__EXERCISE INSTRUCTIONS__.
Look through the data below and say how many of its lines contain "this", adding nothing else.

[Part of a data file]
# # # # # # #

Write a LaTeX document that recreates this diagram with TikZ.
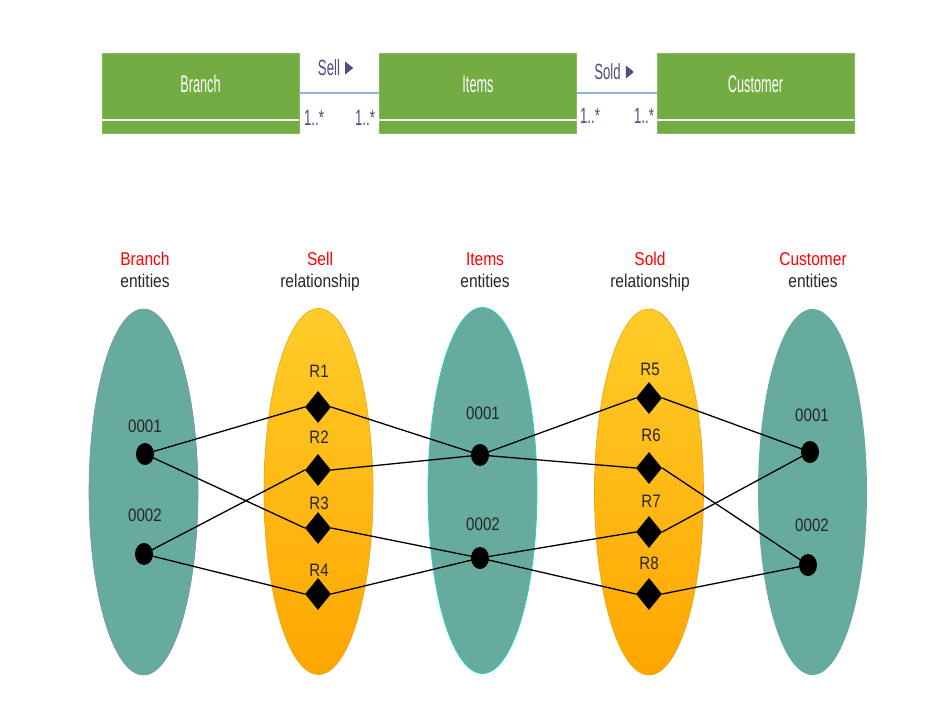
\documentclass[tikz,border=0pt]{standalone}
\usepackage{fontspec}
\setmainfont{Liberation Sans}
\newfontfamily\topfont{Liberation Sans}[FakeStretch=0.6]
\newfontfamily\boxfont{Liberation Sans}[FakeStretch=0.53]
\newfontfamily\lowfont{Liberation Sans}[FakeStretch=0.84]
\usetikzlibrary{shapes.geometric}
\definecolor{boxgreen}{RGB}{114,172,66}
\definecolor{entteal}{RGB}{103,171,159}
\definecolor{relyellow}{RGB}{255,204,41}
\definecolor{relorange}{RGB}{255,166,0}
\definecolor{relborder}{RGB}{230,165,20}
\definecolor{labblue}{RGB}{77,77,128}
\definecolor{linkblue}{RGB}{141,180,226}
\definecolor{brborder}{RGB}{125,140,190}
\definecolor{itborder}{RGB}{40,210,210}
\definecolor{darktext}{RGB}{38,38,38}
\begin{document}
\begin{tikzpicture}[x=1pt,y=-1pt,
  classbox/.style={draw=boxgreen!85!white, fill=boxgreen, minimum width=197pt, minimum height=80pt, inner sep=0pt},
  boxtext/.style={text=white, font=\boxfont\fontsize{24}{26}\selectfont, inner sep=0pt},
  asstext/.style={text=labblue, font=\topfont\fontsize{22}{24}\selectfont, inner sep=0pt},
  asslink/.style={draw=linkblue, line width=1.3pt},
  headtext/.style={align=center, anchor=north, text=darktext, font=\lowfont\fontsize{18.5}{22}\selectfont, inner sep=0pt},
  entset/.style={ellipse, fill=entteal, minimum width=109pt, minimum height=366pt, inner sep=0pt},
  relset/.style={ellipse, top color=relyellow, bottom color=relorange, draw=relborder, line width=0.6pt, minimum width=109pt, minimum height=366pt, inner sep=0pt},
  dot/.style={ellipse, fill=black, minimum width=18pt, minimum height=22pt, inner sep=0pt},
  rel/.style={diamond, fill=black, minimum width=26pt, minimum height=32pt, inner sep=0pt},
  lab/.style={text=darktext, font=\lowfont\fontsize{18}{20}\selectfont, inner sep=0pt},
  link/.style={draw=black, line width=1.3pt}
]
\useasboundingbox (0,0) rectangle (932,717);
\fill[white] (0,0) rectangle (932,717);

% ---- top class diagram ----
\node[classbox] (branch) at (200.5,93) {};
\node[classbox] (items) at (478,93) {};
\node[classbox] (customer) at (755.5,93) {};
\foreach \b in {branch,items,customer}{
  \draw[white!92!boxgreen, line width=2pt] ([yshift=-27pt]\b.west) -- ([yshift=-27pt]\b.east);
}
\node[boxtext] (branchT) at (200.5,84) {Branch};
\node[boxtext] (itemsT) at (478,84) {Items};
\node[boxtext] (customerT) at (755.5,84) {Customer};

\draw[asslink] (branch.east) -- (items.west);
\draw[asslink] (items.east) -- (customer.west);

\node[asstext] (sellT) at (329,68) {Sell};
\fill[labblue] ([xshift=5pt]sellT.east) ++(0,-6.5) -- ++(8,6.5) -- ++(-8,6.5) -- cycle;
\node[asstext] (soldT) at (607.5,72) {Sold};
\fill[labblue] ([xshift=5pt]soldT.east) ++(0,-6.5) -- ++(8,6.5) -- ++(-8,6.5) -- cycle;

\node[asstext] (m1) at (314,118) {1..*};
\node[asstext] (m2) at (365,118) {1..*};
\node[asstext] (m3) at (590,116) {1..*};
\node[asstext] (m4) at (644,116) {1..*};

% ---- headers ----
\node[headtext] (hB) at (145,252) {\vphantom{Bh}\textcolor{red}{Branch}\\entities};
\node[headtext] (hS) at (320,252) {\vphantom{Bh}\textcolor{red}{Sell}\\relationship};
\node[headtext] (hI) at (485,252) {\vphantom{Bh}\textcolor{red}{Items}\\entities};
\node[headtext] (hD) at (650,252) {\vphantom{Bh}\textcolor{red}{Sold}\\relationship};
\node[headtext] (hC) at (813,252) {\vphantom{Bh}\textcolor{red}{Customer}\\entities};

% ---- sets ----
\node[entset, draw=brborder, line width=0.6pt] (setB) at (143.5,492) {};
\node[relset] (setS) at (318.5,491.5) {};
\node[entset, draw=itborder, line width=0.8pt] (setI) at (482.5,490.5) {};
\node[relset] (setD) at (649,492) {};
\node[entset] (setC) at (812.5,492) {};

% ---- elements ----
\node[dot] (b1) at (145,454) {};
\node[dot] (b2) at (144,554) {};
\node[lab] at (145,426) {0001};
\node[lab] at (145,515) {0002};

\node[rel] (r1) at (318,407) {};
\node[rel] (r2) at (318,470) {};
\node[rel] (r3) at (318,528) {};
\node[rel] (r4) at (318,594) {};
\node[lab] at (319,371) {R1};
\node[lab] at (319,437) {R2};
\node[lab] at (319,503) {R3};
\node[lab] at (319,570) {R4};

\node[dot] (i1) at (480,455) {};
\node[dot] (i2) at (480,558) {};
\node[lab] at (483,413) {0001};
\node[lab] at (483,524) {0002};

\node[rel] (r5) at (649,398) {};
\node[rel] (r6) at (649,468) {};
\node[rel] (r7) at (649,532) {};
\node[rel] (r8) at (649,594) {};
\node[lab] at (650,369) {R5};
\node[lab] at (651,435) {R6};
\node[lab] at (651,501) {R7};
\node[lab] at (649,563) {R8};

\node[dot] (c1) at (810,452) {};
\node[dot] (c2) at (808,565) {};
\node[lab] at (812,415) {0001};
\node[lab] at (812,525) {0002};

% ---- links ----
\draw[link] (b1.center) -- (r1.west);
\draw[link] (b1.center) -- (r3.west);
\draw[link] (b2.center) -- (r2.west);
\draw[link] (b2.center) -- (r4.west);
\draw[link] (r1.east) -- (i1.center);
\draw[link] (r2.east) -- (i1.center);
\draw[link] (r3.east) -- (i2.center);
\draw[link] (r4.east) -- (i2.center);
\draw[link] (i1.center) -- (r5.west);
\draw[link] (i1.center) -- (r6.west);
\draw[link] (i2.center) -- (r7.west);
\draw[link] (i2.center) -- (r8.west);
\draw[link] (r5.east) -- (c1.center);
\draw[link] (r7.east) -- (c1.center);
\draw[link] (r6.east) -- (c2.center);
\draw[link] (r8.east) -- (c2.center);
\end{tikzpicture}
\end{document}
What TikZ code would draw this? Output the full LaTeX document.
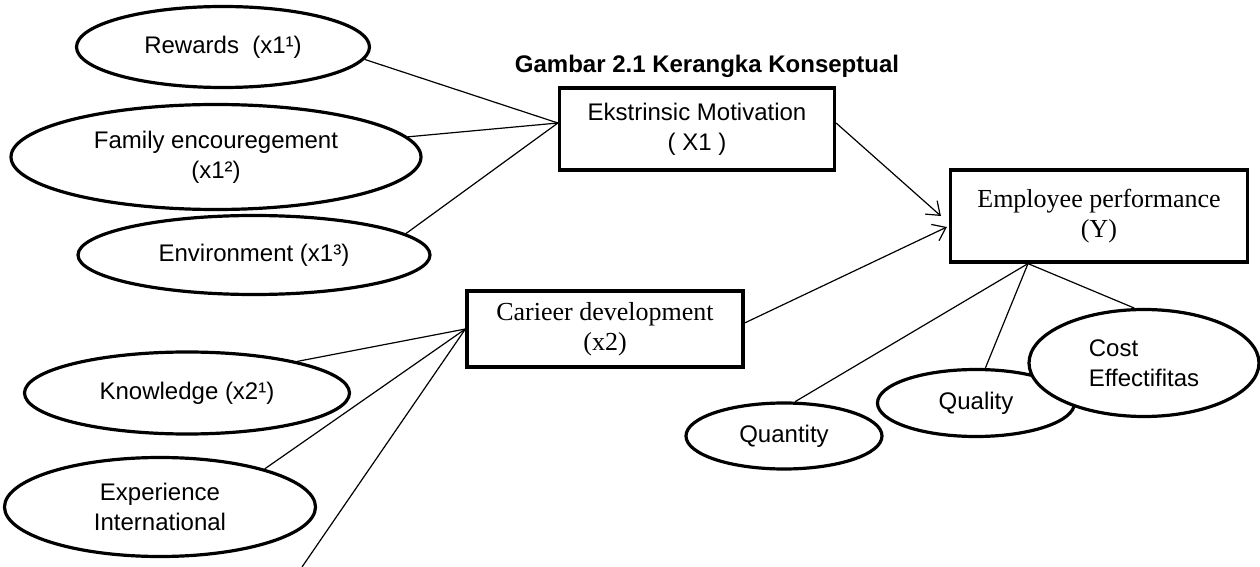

# # # # # # #

__EXERCISE RESULT__.
2